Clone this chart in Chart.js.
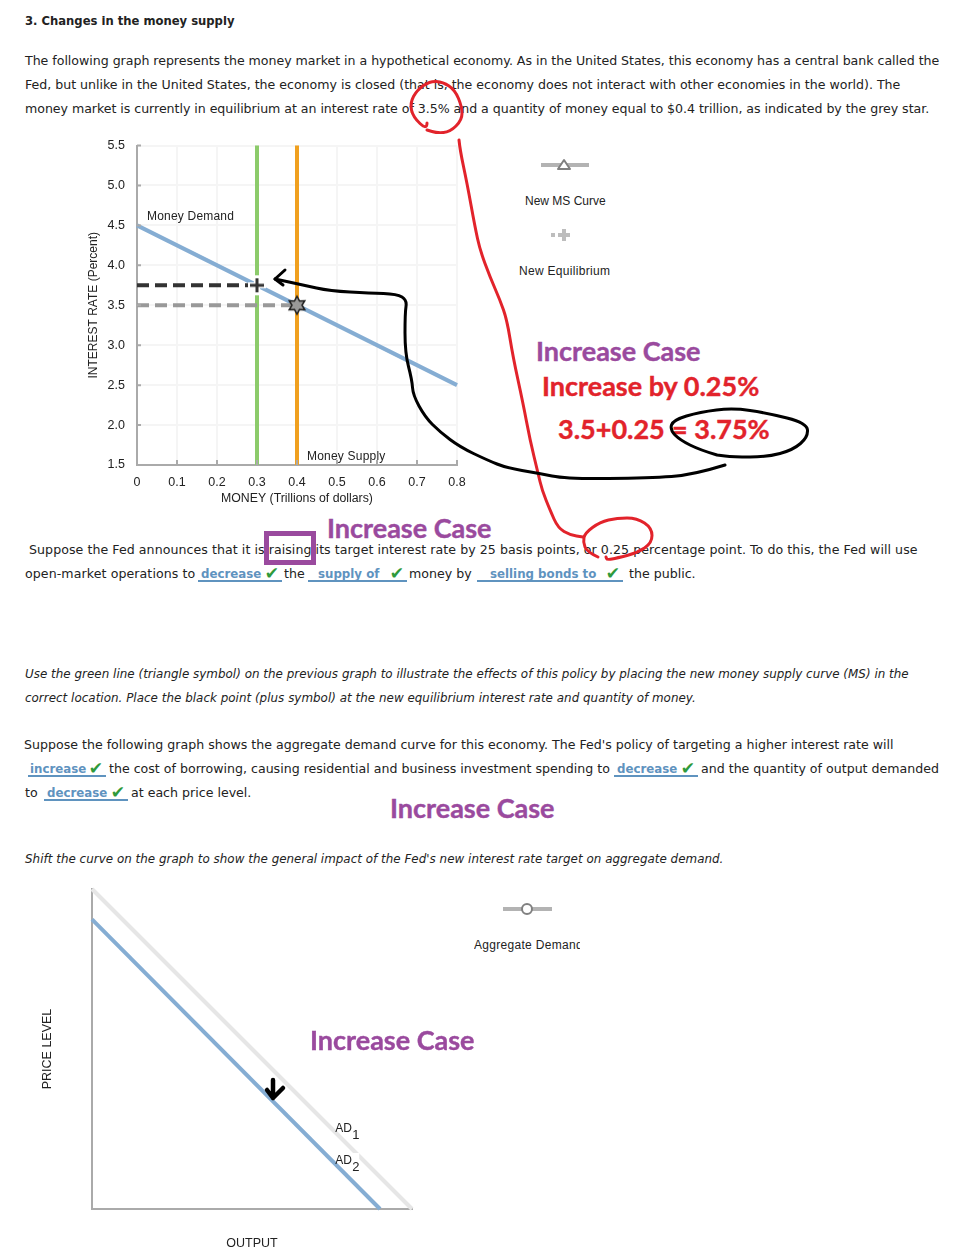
<!DOCTYPE html>
<html>
<head>
<meta charset="utf-8">
<script src="https://cdn.jsdelivr.net/npm/chart.js@4"></script>
<style>
html, body { margin: 0; padding: 0; background: #fff; }
#page { position: relative; width: 960px; height: 1256px; overflow: hidden; }
canvas.chart { position: absolute; }
.t { position: absolute; margin-top: 1px; white-space: pre; font: 12.6px/18px "DejaVu Sans", sans-serif; color: #222; }
.i { font-size: 11.9px; font-style: italic; letter-spacing: 0.03px; }
.b { font-size: 11.6px; font-weight: bold; }
.chip { position: absolute; box-sizing: content-box; height: 16px; border-bottom: 2px solid #5f93bf; white-space: pre; font: bold 11.8px/20px "DejaVu Sans", sans-serif; color: #5f93bf; }
.chip b { position: absolute; right: 3px; top: -1px; color: #2f9a3c; font-size: 17px; }
.lg { position: absolute; white-space: pre; font: 12px/14px "Liberation Sans", sans-serif; color: #222; }
.big { position: absolute; margin-top: -1px; white-space: pre; font: bold 27px/30px Lato, sans-serif; color: #9a4a9e; -webkit-text-stroke: 0.4px currentColor; }
.red { color: #e2232b; }
svg { position: absolute; left: 0; top: 0; pointer-events: none; }
</style>
</head>
<body>
<div id="page">
  <div class="t b" style="left:25px;top:11px">3. Changes in the money supply</div>
  <div class="t" style="left:25px;top:51px;letter-spacing:-0.03px">The following graph represents the money market in a hypothetical economy. As in the United States, this economy has a central bank called the</div>
  <div class="t" style="left:25px;top:75px;letter-spacing:-0.015px">Fed, but unlike in the United States, the economy is closed (that is, the economy does not interact with other economies in the world). The</div>
  <div class="t" style="left:25px;top:99px;letter-spacing:-0.04px">money market is currently in equilibrium at an interest rate of 3.5% and a quantity of money equal to $0.4 trillion, as indicated by the grey star.</div>

  <canvas class="chart" id="moneyChart" style="left:70px;top:126px;width:420px;height:384px"></canvas>
  <canvas class="chart" id="adChart" style="left:30px;top:880px;width:400px;height:372px"></canvas>

  <div class="lg" style="left:525px;top:194px">New MS Curve</div>
  <div class="lg" style="left:519px;top:264px;letter-spacing:0.3px">New Equilibrium</div>
  <div class="lg" style="left:474px;top:938px;width:106px;overflow:hidden;letter-spacing:0.3px">Aggregate Demand</div>

  <div class="big" style="left:536px;top:337px">Increase Case</div>
  <div class="big red" style="left:542px;top:372px">Increase by 0.25%</div>
  <div class="big red" style="left:558px;top:415px">3.5+0.25</div>
  <div class="big red" style="left:672px;top:415px">= 3.75%</div>
  <div class="big" style="left:327px;top:514px">Increase Case</div>

  <div class="t" style="left:29px;top:540px;letter-spacing:0.056px">Suppose the Fed announces that it is raising its target interest rate by 25 basis points, or 0.25 percentage point. To do this, the Fed will use</div>
  <div class="t" style="left:25px;top:564px;letter-spacing:0.08px">open-market operations to</div>
  <div class="chip" style="left:198px;top:564px;width:81px;padding-left:3px">decrease<b>✔</b></div>
  <div class="t" style="left:284px;top:564px">the</div>
  <div class="chip" style="left:308px;top:564px;width:89px;padding-left:10px">supply of<b>✔</b></div>
  <div class="t" style="left:409px;top:564px">money by</div>
  <div class="chip" style="left:477px;top:564px;width:133px;padding-left:13px">selling bonds to<b>✔</b></div>
  <div class="t" style="left:629px;top:564px">the public.</div>

  <div class="t i" style="left:25px;top:664px">Use the green line (triangle symbol) on the previous graph to illustrate the effects of this policy by placing the new money supply curve (MS) in the</div>
  <div class="t i" style="left:25px;top:688px">correct location. Place the black point (plus symbol) at the new equilibrium interest rate and quantity of money.</div>

  <div class="t" style="left:24px;top:735px">Suppose the following graph shows the aggregate demand curve for this economy. The Fed's policy of targeting a higher interest rate will</div>
  <div class="chip" style="left:28px;top:759px;width:76px;padding-left:2px">increase<b>✔</b></div>
  <div class="t" style="left:109px;top:759px">the cost of borrowing, causing residential and business investment spending to</div>
  <div class="chip" style="left:614px;top:759px;width:81px;padding-left:3px">decrease<b>✔</b></div>
  <div class="t" style="left:701px;top:759px">and the quantity of output demanded</div>
  <div class="t" style="left:25px;top:783px">to</div>
  <div class="chip" style="left:44px;top:783px;width:81px;padding-left:3px">decrease<b>✔</b></div>
  <div class="t" style="left:131px;top:783px">at each price level.</div>
  <div class="big" style="left:390px;top:794px">Increase Case</div>
  <div class="t i" style="left:25px;top:849px">Shift the curve on the graph to show the general impact of the Fed's new interest rate target on aggregate demand.</div>
  <div class="big" style="left:310px;top:1026px">Increase Case</div>

  <svg width="960" height="1256" fill="none" stroke-linecap="round" stroke-linejoin="round">
    <!-- palette icons -->
    <path d="M541 165H589" stroke="#b3b3b3" stroke-width="4" stroke-linecap="butt"/>
    <path d="M558 169H570L564 160Z" stroke="#808080" stroke-width="2" fill="#fff"/>
    <path d="M551 235H555" stroke="#bdbdbd" stroke-width="4" stroke-linecap="butt"/>
    <path d="M558 235H570M564 229V241" stroke="#bdbdbd" stroke-width="4" stroke-linecap="butt"/>
    <path d="M503 909H552" stroke="#b3b3b3" stroke-width="4" stroke-linecap="butt"/>
    <circle cx="527" cy="909" r="5" fill="#fff" stroke="#808080" stroke-width="2"/>
    <!-- hand drawn notes on top of the screenshot -->
    <g stroke="#e2232b" stroke-width="3">
      <polyline class="hand" points="427,123 427,130 413,117 410,103 417,90 430,81 443,82 455,90 462,107 462,120 450,132 437,133 427,130"/>
      <polyline class="hand" points="459,140 460,150 467,183 475,227 480,250 490,277 500,300 507,320 513,357 523,403 530,440 538,473 542,490 550,510 558,528 570,535 583,537"/>
      <polyline class="hand" points="598,557 587,552 583,542 585,533 600,522 617,518 637,518 652,528 652,543 637,553 617,558 607,560 606,557"/>
    </g>
    <g stroke="#000" stroke-width="3">
      <polyline class="hand" points="725,465 693,475 650,478 567,479 537,473 507,468 487,460 460,447 440,432 425,417 413,395 412,380 405,353 405,313 407,300 397,294 370,293 330,291 303,285 275,279"/>
      <polyline points="285,270 275,279 283,285"/>
      <polyline class="hand" points="717,455 700,450 680,440 670,430 673,420 700,412 733,408 767,413 807,423 808,437 793,450 767,457 733,457 717,455"/>
      <path d="M273 1080V1098M267 1090L273 1098L283 1088" stroke-width="4.5"/>
    </g>
    <rect x="266.500" y="533.500" width="47" height="29" stroke="#9a4a9e" stroke-width="5" stroke-linejoin="miter"/>
  </svg>
</div>

<script>
// --- money market graph ---
const moneyTicks = [0, 0.1, 0.2, 0.3, 0.4, 0.5, 0.6, 0.7, 0.8];
const rateTicks = [1.5, 2.0, 2.5, 3.0, 3.5, 4.0, 4.5, 5.0, 5.5];
const demandQty = [0, 0.8];
const demandRate = [4.5, 2.5];
const oldSupplyQty = [0.4, 0.4];
const newSupplyQty = [0.3, 0.3];
const supplyRate = [1.5, 5.5];
const oldRateQty = [0, 0.4];
const oldRate = [3.5, 3.5];
const newRateQty = [0, 0.3];
const newRate = [3.75, 3.75];
const oldEquilibrium = [0.4, 3.5];
const newEquilibrium = [0.3, 3.75];

// --- aggregate demand graph ---
const ad1Output = [0, 100];
const ad1Price = [100, 0];
const ad2Output = [0, 90];
const ad2Price = [90.5, 0];

const AXIS = "#aaaaaa";
const FONT = "Liberation Sans";

function zip(xs, ys) {
    return xs.map((x, i) => ({x: x, y: ys[i]}));
}

// round off the hand drawn strokes
document.querySelectorAll("polyline.hand").forEach(el => {
    const p = el.getAttribute("points").split(" ").map(s => s.split(",").map(Number));
    let d = "M" + p[0].join(" ");
    for (let i = 1; i < p.length - 1; i++) {
        const mx = (p[i][0] + p[i + 1][0]) / 2;
        const my = (p[i][1] + p[i + 1][1]) / 2;
        d += " Q" + p[i].join(" ") + " " + mx + " " + my;
    }
    d += " L" + p[p.length - 1].join(" ");
    const path = document.createElementNS("http://www.w3.org/2000/svg", "path");
    path.setAttribute("d", d);
    el.replaceWith(path);
});

function starImage() {
    const c = document.createElement("canvas");
    c.width = 24;
    c.height = 24;
    const g = c.getContext("2d");
    g.beginPath();
    for (let i = 0; i < 12; i++) {
        const r = i % 2 ? 5 : 9;
        const a = Math.PI * i / 6 - Math.PI / 2;
        g.lineTo(12 + r * Math.cos(a), 12 + r * Math.sin(a));
    }
    g.closePath();
    g.fillStyle = "#999";
    g.fill();
    g.strokeStyle = "#222";
    g.lineWidth = 1.5;
    g.stroke();
    return c;
}

function plusImage() {
    const c = document.createElement("canvas");
    c.width = 26;
    c.height = 26;
    const g = c.getContext("2d");
    g.fillStyle = "#fff";
    g.fillRect(4, 10, 18, 6);
    g.fillRect(10, 3, 6, 20);
    g.fillStyle = "#333";
    g.fillRect(6, 11.500, 14, 3);
    g.fillRect(11.500, 6, 3, 14);
    return c;
}

function line(data, color, width, dash) {
    return {
        data: data,
        showLine: true,
        borderColor: color,
        borderWidth: width,
        borderDash: dash || [],
        pointRadius: 0,
        clip: false
    };
}

// little marks on the inner side of the axes, Chart.js only draws them outside
const innerTicks = {
    id: "innerTicks",
    afterDatasetsDraw(chart) {
        const g = chart.ctx;
        const {x, y} = chart.scales;
        g.save();
        g.strokeStyle = AXIS;
        g.lineWidth = 2;
        g.beginPath();
        moneyTicks.forEach(v => {
            g.moveTo(x.getPixelForValue(v), y.bottom);
            g.lineTo(x.getPixelForValue(v), y.bottom - 5);
        });
        rateTicks.forEach(v => {
            g.moveTo(x.left, y.getPixelForValue(v));
            g.lineTo(x.left + 4, y.getPixelForValue(v));
        });
        g.stroke();
        g.restore();
    }
};

const moneyLabels = {
    id: "moneyLabels",
    afterDatasetsDraw(chart) {
        const g = chart.ctx;
        const {x, y} = chart.scales;
        g.save();
        g.font = "12px '" + FONT + "'";
        g.letterSpacing = "0.2px";
        g.fillStyle = "#222";
        g.textBaseline = "middle";
        g.fillText("Money Demand", x.getPixelForValue(0.025), y.getPixelForValue(4.61));
        g.fillText("Money Supply", x.getPixelForValue(0.425), y.getPixelForValue(1.61));
        g.restore();
    }
};

const adLabels = {
    id: "adLabels",
    afterDatasetsDraw(chart) {
        const g = chart.ctx;
        const {x, y} = chart.scales;
        const x0 = x.getPixelForValue(76);
        const y1 = y.getPixelForValue(25);
        const y2 = y.getPixelForValue(15);
        g.save();
        g.fillStyle = "#fff";
        g.fillRect(x0 + 16, y2 - 8, 8, 20);
        g.font = "12px '" + FONT + "'";
        g.fillStyle = "#222";
        g.textBaseline = "middle";
        g.fillText("AD", x0, y1);
        g.fillText("AD", x0, y2);
        g.font = "13px '" + FONT + "'";
        g.fillText("1", x0 + 17, y1 + 6);
        g.fillText("2", x0 + 17, y2 + 6);
        g.restore();
    }
};

const common = {
    responsive: false,
    animation: false,
    plugins: {legend: {display: false}, tooltip: {enabled: false}}
};

function setSize(canvas, w, h) {
    canvas.width = w;
    canvas.height = h;
}

const moneyCanvas = document.querySelector("#moneyChart");
setSize(moneyCanvas, 420, 384);
new Chart(moneyCanvas, {
    type: "scatter",
    data: {
        datasets: [
            // first dataset is painted last
            {data: zip([oldEquilibrium[0]], [oldEquilibrium[1]]), pointStyle: starImage(), clip: false},
            {data: zip([newEquilibrium[0]], [newEquilibrium[1]]), pointStyle: plusImage(), clip: false},
            line(zip(newRateQty, newRate), "#333333", 4, [12, 6]),
            line(zip(oldRateQty, oldRate), "#999999", 4, [12, 6]),
            line(zip(newSupplyQty, supplyRate), "#8ccb6b", 4),
            line(zip(oldSupplyQty, supplyRate), "#f0a01f", 4),
            line(zip(demandQty, demandRate), "#85add3", 4)
        ]
    },
    options: {
        ...common,
        layout: {padding: {top: 11, right: 33}},
        scales: {
            x: {
                type: "linear",
                min: 0,
                max: 0.8,
                afterBuildTicks: axis => { axis.ticks = moneyTicks.map(v => ({value: v})); },
                afterFit: axis => { axis.height = 45; },
                grid: {color: "#f5f5f5", lineWidth: 2, drawTicks: false},
                border: {color: AXIS, width: 2},
                ticks: {
                    padding: 10,
                    maxRotation: 0,
                    autoSkip: false,
                    color: "#222",
                    font: {family: FONT, size: 12.5},
                    callback: v => (v === 0 ? "0" : v.toFixed(1))
                },
                title: {
                    display: true,
                    text: "MONEY (Trillions of dollars)",
                    color: "#222",
                    font: {family: FONT, size: 12.3},
                    padding: {top: 0, bottom: 4}
                }
            },
            y: {
                type: "linear",
                min: 1.5,
                max: 5.5,
                afterBuildTicks: axis => { axis.ticks = rateTicks.map(v => ({value: v})); },
                afterFit: axis => { axis.width = 67; },
                grid: {color: "#f5f5f5", lineWidth: 2, drawTicks: false},
                border: {color: AXIS, width: 2},
                ticks: {
                    padding: 12,
                    autoSkip: false,
                    color: "#222",
                    font: {family: FONT, size: 12.5},
                    callback: v => v.toFixed(1)
                },
                title: {
                    display: true,
                    text: "INTEREST RATE (Percent)",
                    color: "#222",
                    font: {family: FONT, size: 12},
                    padding: {top: 16, bottom: 0}
                }
            }
        }
    },
    plugins: [innerTicks, moneyLabels]
});

const adCanvas = document.querySelector("#adChart");
setSize(adCanvas, 400, 372);
new Chart(adCanvas, {
    type: "scatter",
    data: {
        datasets: [
            line(zip(ad2Output, ad2Price), "#85add3", 4),
            line(zip(ad1Output, ad1Price), "#e6e6e6", 4)
        ]
    },
    options: {
        ...common,
        layout: {padding: {top: 9, right: 18}},
        scales: {
            x: {
                type: "linear",
                min: 0,
                max: 100,
                afterFit: axis => { axis.height = 43; },
                grid: {display: false},
                border: {color: AXIS, width: 2},
                ticks: {display: false},
                title: {
                    display: true,
                    text: "OUTPUT",
                    color: "#222",
                    font: {family: FONT, size: 12.5},
                    padding: {top: 0, bottom: 1}
                }
            },
            y: {
                type: "linear",
                min: 0,
                max: 100,
                afterFit: axis => { axis.width = 62; },
                grid: {display: false},
                border: {color: AXIS, width: 2},
                ticks: {display: false},
                title: {
                    display: true,
                    text: "PRICE LEVEL",
                    color: "#222",
                    font: {family: FONT, size: 12.5},
                    padding: {top: 10, bottom: 0}
                }
            }
        }
    },
    plugins: [adLabels]
});
</script>
</body>
</html>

_Written problem:_ Extract the lines exactly, please: the first line of the listing, the line with "the grey star.</div>", and every line between them, but no pictures.

_Task answer:_
Clone this chart in Chart.js.
<!DOCTYPE html>
<html>
<head>
<meta charset="utf-8">
<script src="https://cdn.jsdelivr.net/npm/chart.js@4"></script>
<style>
html, body { margin: 0; padding: 0; background: #fff; }
#page { position: relative; width: 960px; height: 1256px; overflow: hidden; }
canvas.chart { position: absolute; }
.t { position: absolute; margin-top: 1px; white-space: pre; font: 12.6px/18px "DejaVu Sans", sans-serif; color: #222; }
.i { font-size: 11.9px; font-style: italic; letter-spacing: 0.03px; }
.b { font-size: 11.6px; font-weight: bold; }
.chip { position: absolute; box-sizing: content-box; height: 16px; border-bottom: 2px solid #5f93bf; white-space: pre; font: bold 11.8px/20px "DejaVu Sans", sans-serif; color: #5f93bf; }
.chip b { position: absolute; right: 3px; top: -1px; color: #2f9a3c; font-size: 17px; }
.lg { position: absolute; white-space: pre; font: 12px/14px "Liberation Sans", sans-serif; color: #222; }
.big { position: absolute; margin-top: -1px; white-space: pre; font: bold 27px/30px Lato, sans-serif; color: #9a4a9e; -webkit-text-stroke: 0.4px currentColor; }
.red { color: #e2232b; }
svg { position: absolute; left: 0; top: 0; pointer-events: none; }
</style>
</head>
<body>
<div id="page">
  <div class="t b" style="left:25px;top:11px">3. Changes in the money supply</div>
  <div class="t" style="left:25px;top:51px;letter-spacing:-0.03px">The following graph represents the money market in a hypothetical economy. As in the United States, this economy has a central bank called the</div>
  <div class="t" style="left:25px;top:75px;letter-spacing:-0.015px">Fed, but unlike in the United States, the economy is closed (that is, the economy does not interact with other economies in the world). The</div>
  <div class="t" style="left:25px;top:99px;letter-spacing:-0.04px">money market is currently in equilibrium at an interest rate of 3.5% and a quantity of money equal to $0.4 trillion, as indicated by the grey star.</div>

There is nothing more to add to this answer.